Working with producers Norm Block (Jenny Lee, Paper Cranes, Plexi) and Nick Launay (Nick Cave & the Bad Seeds, Yeah Yeah Yeahs), L7 recorded Scatter the Rats at Happy Ending Studios, and Sunset Sound in L.A., instilling each track with a kinetic vitality. Lead single “Burn Baby” opens the album with a galvanizing reflection on letting go of old grudges for the sake of fighting a greater evil, while “Fighting the Crave” offers a slice of life on the inner push and pull of whatever one might crave.
Throughout the album, L7 also examine depression (Sparks’ “Holding Pattern,” which matches its delicate melody with a disarming vulnerability), lonely hearts (Gardner’s gloriously swampy “Murky Water Café”) and codependency (the unhinged “Garbage Truck,” written by Finch). And on “Uppin’ the Ice,” the band delivers a dance-worthy track inspired by a bit of advice Plakas got from her doctor upon breaking her arm before the band headed into the studio. “I took the idea of upping the ice as a metaphor for throwing down and doing what you have to do to make something happen, naysayers be damned, because that’s who we are as a band,” says Sparks.

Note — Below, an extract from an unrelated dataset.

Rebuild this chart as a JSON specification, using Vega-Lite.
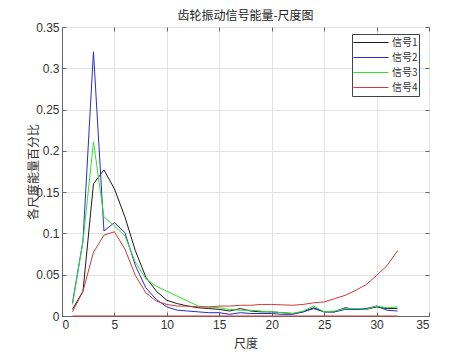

Closing out Scatter the Rats, the album’s title track came to life in a moment of pure spontaneity. “There were a couple of rats in the basement of the studio, where all the amplifiers were, and at one point Norm said to us, ‘Let’s get rockin’, we can scatter the rats,’” Sparks recalls. “I threw it out as a song title/concept with each one of us writing and singing a different verse while the others were sequestered outside so that none of us knew what the others were doing.” As a result, “Scatter the Rats” unfolds with a scrappy complexity, its lyrics encompassing everything from Gardner’s Black Plague allusions to Finch’s meditation on “how finding a voice can scatter the rats of dubious personalities.” “That song’s scary and it cracks me up at the same time, which is a classic thing about L7.” Plakas notes.
Formed in 1985, L7 first began as a collaboration between Sparks and Gardner. “We were from the art-punk scene but we were making a rather Flintstones version of metal,” says Sparks. “Not heavy metal but more like scrap metal—grab a pile of scrap and we’ll make something out of it.” Later adding Finch and Plakas to the lineup, L7 released their self-titled debut in 1988, followed by 1990’s Smell the Magic and 1992’s Bricks Are Heavy, a Billboard 200 hit whose lead single “Pretend We’re Dead” reached the top 10 on the Alternative Songs chart.
In the meantime, L7 founded Rock for Choice and organized the abortion-rights nonprofit’s inaugural, history-making concert (a 1991 event also featuring Nirvana and Hole). With Hungry for Stink arriving in 1994, the band joined that summer’s Lollapalooza tour, later releasing 1997’s The Beauty Process: Triple Platinum and 1999’s Slap-Happy. Announcing an indefinite hiatus in 2001, L7 returned for extensive touring in 2015, then put out a pair of back-to-back singles: 2017’s “Dispatch from Mar-a-Lago” and 2018’s “I Came Back to Bitch.” In addition, 2016 saw the release of L7: Pretend We’re Dead, a feature-length documentary on L7 by Blue Hats Creative.
Having toured the world to massive sold-out crowds since in recent years, L7 are now augmenting their live set with their tonally eclectic new material. “Some of it’s dark, some of it’s funny, some of it’s ‘fuck you,’ but you can rock to all of it,” Plakas says of Scatter the Rats. And with further touring to come, the band looks forward to introducing a certain elusive element back into the musical landscape. “I think it’s good for people to enjoy a meat-and-potatoes rock band for a change,” says Sparks. “We’re not rocket science, we’re rock & roll. And there’s value to that, and we do it pretty well. So if you want to rock, come on back to L7.”